• _DIRECTION_
Within the entries below, please return exactly the lines from the one with "Generate a Python" through the one with "plt.rcParams['font.family'] = ['Liberation", leaving out any pictures.

——————————

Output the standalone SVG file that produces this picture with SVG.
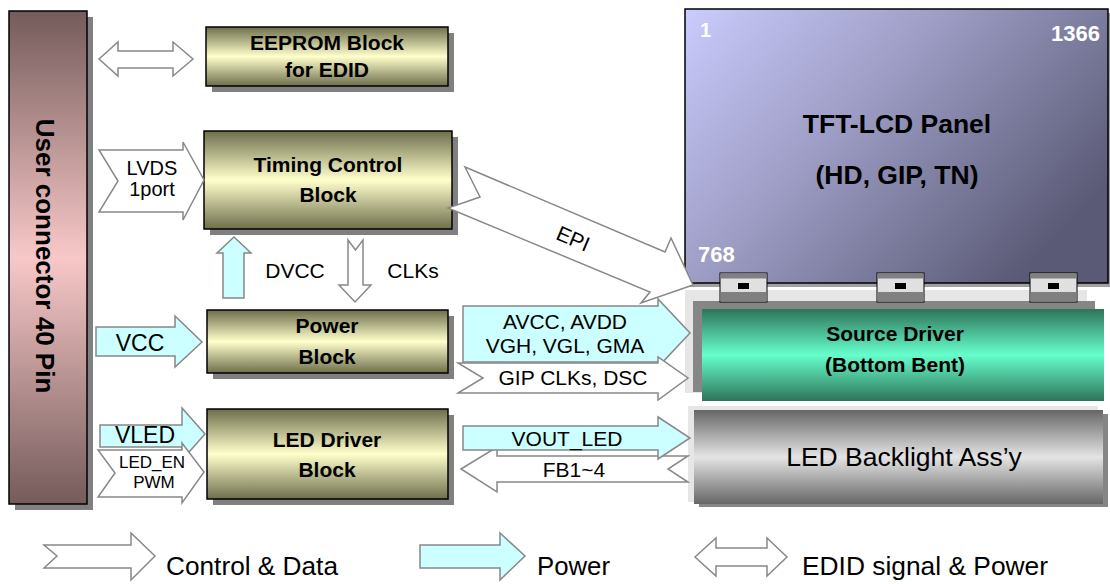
<svg xmlns="http://www.w3.org/2000/svg" width="1110" height="584" viewBox="0 0 1110 584">
<defs>
<linearGradient id="gOlive" x1="0" y1="0" x2="0" y2="1">
<stop offset="0" stop-color="#6e6e4c"/>
<stop offset="0.5" stop-color="#ffffcc"/>
<stop offset="1" stop-color="#6e6e4c"/>
</linearGradient>
<linearGradient id="gMauve" x1="0" y1="0" x2="0" y2="1">
<stop offset="0" stop-color="#755b5b"/>
<stop offset="0.5" stop-color="#f8c8c8"/>
<stop offset="1" stop-color="#755b5b"/>
</linearGradient>
<linearGradient id="gPanel" gradientUnits="userSpaceOnUse" x1="690" y1="10" x2="1000" y2="300">
<stop offset="0" stop-color="#cacafc"/>
<stop offset="0.45" stop-color="#9c9cc4"/>
<stop offset="1" stop-color="#5a5a76"/>
</linearGradient>
<linearGradient id="gGreen" x1="0" y1="0" x2="0" y2="1">
<stop offset="0" stop-color="#2e745a"/>
<stop offset="0.5" stop-color="#66ffcc"/>
<stop offset="1" stop-color="#2e745a"/>
</linearGradient>
<linearGradient id="gGray" x1="0" y1="0" x2="0" y2="1">
<stop offset="0" stop-color="#666666"/>
<stop offset="0.5" stop-color="#e4e4e4"/>
<stop offset="1" stop-color="#666666"/>
</linearGradient>
</defs>
<style>
text{font-family:"Liberation Sans",Arial,sans-serif;fill:#000}
.b{font-weight:bold}
.w{fill:#fff;font-weight:bold}
.blk{stroke:#000;stroke-width:1.5}
.sh{fill:#808080}
.ctl{fill:#fff;stroke:#888;stroke-width:1.5;stroke-linejoin:miter}
.pwr{fill:#ccffff;stroke:#888;stroke-width:1.5;stroke-linejoin:miter}
.mid{text-anchor:middle}
</style>

<g id="user-connector">
<rect class="sh" x="15" y="17" width="78" height="493"/>
<rect class="blk" x="9" y="11" width="78" height="493" fill="url(#gMauve)"/>
<text class="b mid" font-size="26" transform="translate(36,256) rotate(90)">User connector 40 Pin</text>
</g>

<g id="eeprom">
<rect class="sh" x="212" y="33" width="242" height="59"/>
<rect class="blk" x="206" y="27" width="242" height="59" fill="url(#gOlive)"/>
<text class="b mid" font-size="21" x="327" y="50">EEPROM Block</text>
<text class="b mid" font-size="21" x="327" y="77">for EDID</text>
</g>

<g id="timing-control">
<rect class="sh" x="210" y="137" width="248" height="98"/>
<rect class="blk" x="204" y="131" width="248" height="98" fill="url(#gOlive)"/>
<text class="b mid" font-size="21" x="328" y="172">Timing Control</text>
<text class="b mid" font-size="21" x="328" y="202">Block</text>
</g>

<g id="power-block">
<rect class="sh" x="213" y="316" width="241" height="63"/>
<rect class="blk" x="207" y="310" width="241" height="63" fill="url(#gOlive)"/>
<text class="b mid" font-size="21" x="327" y="333">Power</text>
<text class="b mid" font-size="21" x="327" y="364">Block</text>
</g>

<g id="led-driver">
<rect class="sh" x="213" y="415" width="241" height="90"/>
<rect class="blk" x="207" y="409" width="241" height="90" fill="url(#gOlive)"/>
<text class="b mid" font-size="21" x="327" y="447">LED Driver</text>
<text class="b mid" font-size="21" x="327" y="477">Block</text>
</g>

<g id="source-driver">
<rect x="685" y="290" width="402" height="103" fill="#e6e6e6"/>
<rect x="693" y="301" width="402" height="91" fill="#868686"/>
<rect x="702" y="309" width="402" height="92" fill="url(#gGreen)"/>
<text class="b mid" font-size="21" x="895" y="341">Source Driver</text>
<text class="b mid" font-size="21" x="895" y="372">(Bottom Bent)</text>
</g>

<g id="tft-panel">
<rect x="690" y="13" width="421" height="274" fill="#a0a0a0"/>
<rect x="685" y="9" width="423" height="274" fill="url(#gPanel)" stroke="#000" stroke-width="1.5"/>
<text class="w" font-size="20" x="700" y="37">1</text>
<text class="w" font-size="22" x="1100" y="41" text-anchor="end">1366</text>
<text class="w" font-size="22" x="698" y="262">768</text>
<text class="b mid" font-size="26.5" x="897" y="133">TFT-LCD Panel</text>
<text class="b mid" font-size="26.5" x="897" y="184">(HD, GIP, TN)</text>
<g id="chip1">
<rect x="720" y="273" width="47" height="29" fill="#e0e0e0" stroke="#000" stroke-width="1"/>
<rect x="720.5" y="273.5" width="46" height="5" fill="#808080"/>
<rect x="720.5" y="292" width="46" height="9.5" fill="#808080"/>
<rect x="738" y="283" width="11" height="6" fill="#000"/>
</g>
<g id="chip2">
<rect x="877" y="273" width="47" height="29" fill="#e0e0e0" stroke="#000" stroke-width="1"/>
<rect x="877.5" y="273.5" width="46" height="5" fill="#808080"/>
<rect x="877.5" y="292" width="46" height="9.5" fill="#808080"/>
<rect x="895" y="283" width="11" height="6" fill="#000"/>
</g>
<g id="chip3">
<rect x="1030" y="273" width="47" height="29" fill="#e0e0e0" stroke="#000" stroke-width="1"/>
<rect x="1030.5" y="273.5" width="46" height="5" fill="#808080"/>
<rect x="1030.5" y="292" width="46" height="9.5" fill="#808080"/>
<rect x="1048" y="283" width="11" height="6" fill="#000"/>
</g>
</g>

<g id="led-backlight">
<rect x="688" y="406" width="410" height="96" fill="#e6e6e6"/>
<rect x="699" y="414" width="409" height="93" fill="#868686"/>
<rect x="694" y="410" width="409" height="94" fill="url(#gGray)"/>
<text class="mid" font-size="26.5" x="904" y="466">LED Backlight Ass’y</text>
</g>

<g id="connectors">
<polygon class="ctl" points="99,59 118,42 118,51 173,51 173,42 193,59 173,76 173,68 118,68 118,76"/>
<polygon class="ctl" points="99,150 183,150 183,142 204,180 183,220 183,212 99,212 118,181"/>
<polygon class="ctl" points="465,167 665,252 671,238 693,285 641,303 650,292 448,208 480,197"/>
<polygon class="pwr" points="223,298 223,253 217,253 234,237 251,253 244,253 244,298"/>
<polygon class="ctl" points="348,240 355.5,250 363,240 363,285 371,285 355,302 339,285 348,285"/>
<polygon class="pwr" points="96,327 175,327 175,316 202,342 175,367 175,356 96,356"/>
<polygon class="pwr" points="100,425 182,425 182,408 205,434 182,460 182,447 100,447"/>
<polygon class="ctl" points="98,450 182,450 182,443 204,472 182,503 182,497 98,497 115,473"/>
<polygon class="pwr" points="463,306 658,306 658,299 690,333 658,367 658,362 463,362"/>
<polygon class="ctl" points="458,363 658,363 658,357 688,378 658,400 658,393 458,393 483,378"/>
<polygon class="ctl" points="461,469 497,447 497,456 688,456 668,469 688,482 497,482 497,492"/>
<polygon class="pwr" points="463,426 658,426 658,417 690,438 658,459 658,450 463,450"/>
<text class="mid" font-size="20" x="152" y="175">LVDS</text>
<text class="mid" font-size="20" x="152" y="196">1port</text>
<text class="mid" font-size="21" transform="translate(573,239) rotate(23)" x="0" y="7">EPI</text>
<text class="mid" font-size="21" x="295" y="278">DVCC</text>
<text class="mid" font-size="21" x="413" y="278">CLKs</text>
<text class="mid" font-size="23" x="140" y="351">VCC</text>
<text class="mid" font-size="23" x="145" y="443">VLED</text>
<text class="mid" font-size="17" x="152" y="468">LED_EN</text>
<text class="mid" font-size="17" x="154" y="488">PWM</text>
<text class="mid" font-size="21" x="565" y="329">AVCC, AVDD</text>
<text class="mid" font-size="21" x="565" y="353">VGH, VGL, GMA</text>
<text class="mid" font-size="21" x="573" y="385">GIP CLKs, DSC</text>
<text class="mid" font-size="21" x="567" y="446">VOUT_LED</text>
<text class="mid" font-size="21" x="574" y="477">FB1~4</text>
</g>

<g id="legend">
<polygon class="ctl" points="44,545 131,545 131,533 155,556 131,580 131,568 44,568 57,556"/>
<text font-size="26" x="166" y="575" textLength="172" lengthAdjust="spacingAndGlyphs">Control &amp; Data</text>
<polygon class="pwr" points="420,545 500,545 500,533 525,556 500,580 500,568 420,568"/>
<text font-size="26" x="537" y="575" textLength="73" lengthAdjust="spacingAndGlyphs">Power</text>
<polygon class="ctl" points="695,557 716,538 716,548 767,548 767,538 787,557 767,576 767,566 716,566 716,576"/>
<text font-size="26" x="802" y="575" textLength="246" lengthAdjust="spacingAndGlyphs">EDID signal &amp; Power</text>
</g>
</svg>
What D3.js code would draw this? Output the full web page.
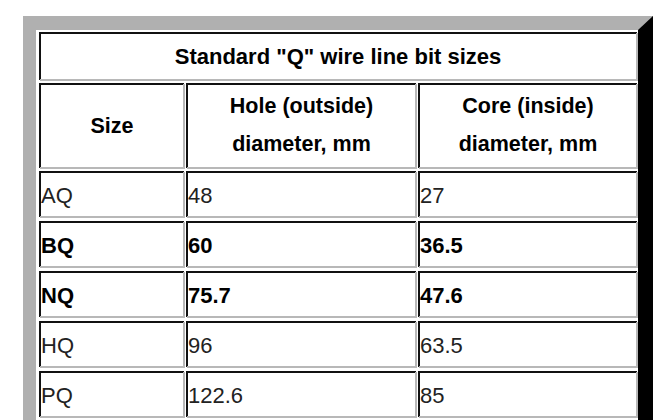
<!DOCTYPE html>
<html><head><meta charset="utf-8">
<script src="https://cdn.jsdelivr.net/npm/d3@7"></script>
<style>body{margin:0;background:#fff}</style>
</head><body>
<script>
var title = 'Standard "Q" wire line bit sizes';
var headers = [["Size"], ["Hole (outside)", "diameter, mm"], ["Core (inside)", "diameter, mm"]];
var sizes = ["AQ", "BQ", "NQ", "HQ", "PQ"];
var holeDiameters = ["48", "60", "75.7", "96", "122.6"];
var coreDiameters = ["27", "36.5", "47.6", "63.5", "85"];
var boldRows = [false, true, true, false, false];

var svg = d3.select("body").append("svg").attr("width", 669).attr("height", 420);
var font = "Liberation Sans, Arial, sans-serif";

// frame: gray top/left, black right
svg.append("rect").attr("x", 23).attr("y", 16).attr("width", 630).attr("height", 404).attr("fill", "#b0b0b0");
svg.append("polygon").attr("points", "638,30 653,16 653,420 638,420").attr("fill", "#000");
svg.append("rect").attr("x", 36).attr("y", 30).attr("width", 602).attr("height", 390).attr("fill", "#fff");

var colX = [40, 187, 419], colW = [144, 229, 218];
var rowY = d3.range(5).map(function(i) { return 172 + i * 50; });

function cell(x, y, w, h) {
    var g = svg.append("g");
    g.append("rect").attr("x", x).attr("y", y).attr("width", w).attr("height", h).attr("fill", "#fff");
    g.append("path").attr("d", "M" + x + "," + (y + h) + "V" + y + "H" + (x + w))
        .attr("stroke", "#111").attr("stroke-width", 2).attr("fill", "none");
    g.append("path").attr("d", "M" + (x + w) + "," + y + "V" + (y + h) + "H" + x)
        .attr("stroke", "#b8b8b8").attr("stroke-width", 2).attr("fill", "none");
    return g;
}

cell(40, 33, 597, 47).append("text").attr("x", 338).attr("y", 64).attr("text-anchor", "middle")
    .attr("font-family", font).attr("font-weight", "bold").attr("font-size", 22).text(title);

headers.forEach(function(lines, i) {
    var g = cell(colX[i], 84, colW[i], 84);
    var cx = colX[i] + colW[i] / 2;
    lines.forEach(function(t, j) {
        var y = lines.length === 1 ? 133 : 113 + j * 38;
        g.append("text").attr("x", cx).attr("y", y).attr("text-anchor", "middle")
            .attr("font-family", font).attr("font-weight", "bold").attr("font-size", 21.5).text(t);
    });
});

sizes.forEach(function(s, r) {
    var vals = [s, holeDiameters[r], coreDiameters[r]];
    vals.forEach(function(v, i) {
        cell(colX[i], rowY[r], colW[i], 45).append("text")
            .attr("x", colX[i] + 1).attr("y", rowY[r] + 31)
            .attr("font-family", font).attr("font-size", 22)
            .attr("font-weight", boldRows[r] ? "bold" : "normal")
            .attr("fill", boldRows[r] ? "#000" : "#222").text(v);
    });
});
</script>
</body></html>
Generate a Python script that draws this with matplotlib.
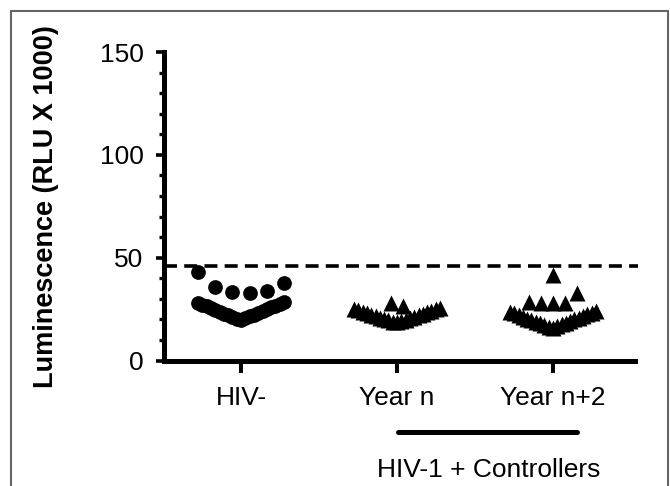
import numpy as np
import matplotlib.pyplot as plt
from matplotlib.patches import Rectangle
from matplotlib.lines import Line2D

plt.rcParams['font.family'] = ['Liberation Sans', 'DejaVu Sans']

# ---- data ----
groups = ['HIV-', 'Year n', 'Year n+2']
hiv_neg = [19.7, 20.1, 20.6, 21.0, 21.4, 21.9, 22.3, 22.8, 23.2, 23.6, 24.1,
           24.5, 25.0, 25.4, 25.8, 26.3, 26.7, 27.1, 27.6, 28.0, 28.4,
           32.9, 33.4, 33.8, 35.9, 37.8, 43.2]
year_n = [18.5, 18.8, 19.2, 19.5, 19.9, 20.2, 20.6, 20.9, 21.3, 21.6, 22.0,
          22.3, 22.7, 23.0, 23.4, 23.7, 24.1, 24.4, 24.8, 25.2, 25.6,
          26.7, 28.2]
year_n2 = [16.0, 16.4, 16.8, 17.2, 17.6, 18.0, 18.4, 18.8, 19.2, 19.6, 20.0,
           20.4, 20.9, 21.3, 21.7, 22.1, 22.5, 22.9, 23.3, 23.7, 24.1,
           28.0, 28.2, 28.2, 28.4, 32.8, 41.5]
cutoff = 46
bracket_label = 'HIV-1 + Controllers'
ylabel = 'Luminescence (RLU X 1000)'


def dot_offsets(vals, step, width, max_n=21, h=11):
    # prism-like column scatter: rows of points, lowest in the middle,
    # then alternating left / right
    vals = np.asarray(vals)
    order = np.argsort(vals, kind='stable')
    rows, cur = [], []
    for i in order:
        if cur and (len(cur) >= max_n or vals[i] - vals[cur[0]] > h):
            rows.append(cur)
            cur = []
        cur.append(i)
    rows.append(cur)
    xs = np.zeros(len(vals))
    for row in rows:
        n = len(row)
        sp = min(step, width / (n - 1)) if n > 1 else 0
        slots = [0]
        k = 1
        while len(slots) < n:
            slots += [-k, k]
            k += 1
        slots = np.array(slots[:n], dtype=float)
        slots -= slots.mean()
        for s, i in zip(slots, row):
            xs[i] = s * sp
    return xs


fig = plt.figure(figsize=(6.7, 4.86), dpi=100)
ax = fig.add_axes([164 / 670, 1 - 360.5 / 486, (635 - 164) / 670, (360.5 - 52) / 486])
ax.set_xlim(-0.494, 2.526)
ax.set_ylim(0, 150)

px_per_unit = ax.get_position().width * 670 / (2.526 + 0.494)

series = [(hiv_neg, 'o', 10.6, 17.5), (year_n, '^', 11.5, 12), (year_n2, '^', 11.5, 12)]
for pos, (vals, mk, ms, step) in enumerate(series):
    off = dot_offsets(vals, step, 86) / px_per_unit
    ax.plot(pos + off, vals, mk, ms=ms, color='black', mec='none', clip_on=False, zorder=3)

# cutoff line
ax.plot([-0.494, 2.545], [cutoff, cutoff], color='black', lw=2.6,
        dashes=(3.6, 2.0), clip_on=False, zorder=2)

# axes styling
for side in ['top', 'right']:
    ax.spines[side].set_visible(False)
for side in ['left', 'bottom']:
    ax.spines[side].set_linewidth(3.6)
    ax.spines[side].set_capstyle('projecting')

ax.set_yticks([0, 50, 100, 150])
ax.set_yticks(np.arange(0, 151, 10), minor=True)
ax.set_xticks(range(len(groups)))
ax.set_xticklabels(groups)
ax.tick_params(axis='y', which='major', length=5.8, width=2.6, pad=9, labelsize=19)
ax.tick_params(axis='y', which='minor', length=3.6, width=2.4)
ax.tick_params(axis='x', which='major', length=8.6, width=2.9, pad=10, labelsize=19)

fig.text(46 / 670, 1 - 207 / 486, ylabel, rotation=90, ha='center', va='center',
         fontsize=19.5, fontweight='bold')

# bracket under the controller groups
fig.add_artist(Line2D([398 / 670, 577 / 670], [1 - 432 / 486, 1 - 432 / 486],
                      color='black', lw=3.6, solid_capstyle='round'))
fig.text(489 / 670, 1 - 470 / 486, bracket_label, ha='center', va='center', fontsize=19)

# grey frame round the panel
fig.add_artist(Rectangle((11 / 670, -0.1), (668 - 11) / 670, 1.1 - 11 / 486,
                         transform=fig.transFigure, fill=False,
                         edgecolor='#666666', lw=1.5))

fig.savefig('out.png', dpi=100)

——————————

• _FINAL RESULT_
Generate a Python script that draws this with matplotlib.
import numpy as np
import matplotlib.pyplot as plt
from matplotlib.patches import Rectangle
from matplotlib.lines import Line2D

plt.rcParams['font.family'] = ['Liberation Sans', 'DejaVu Sans']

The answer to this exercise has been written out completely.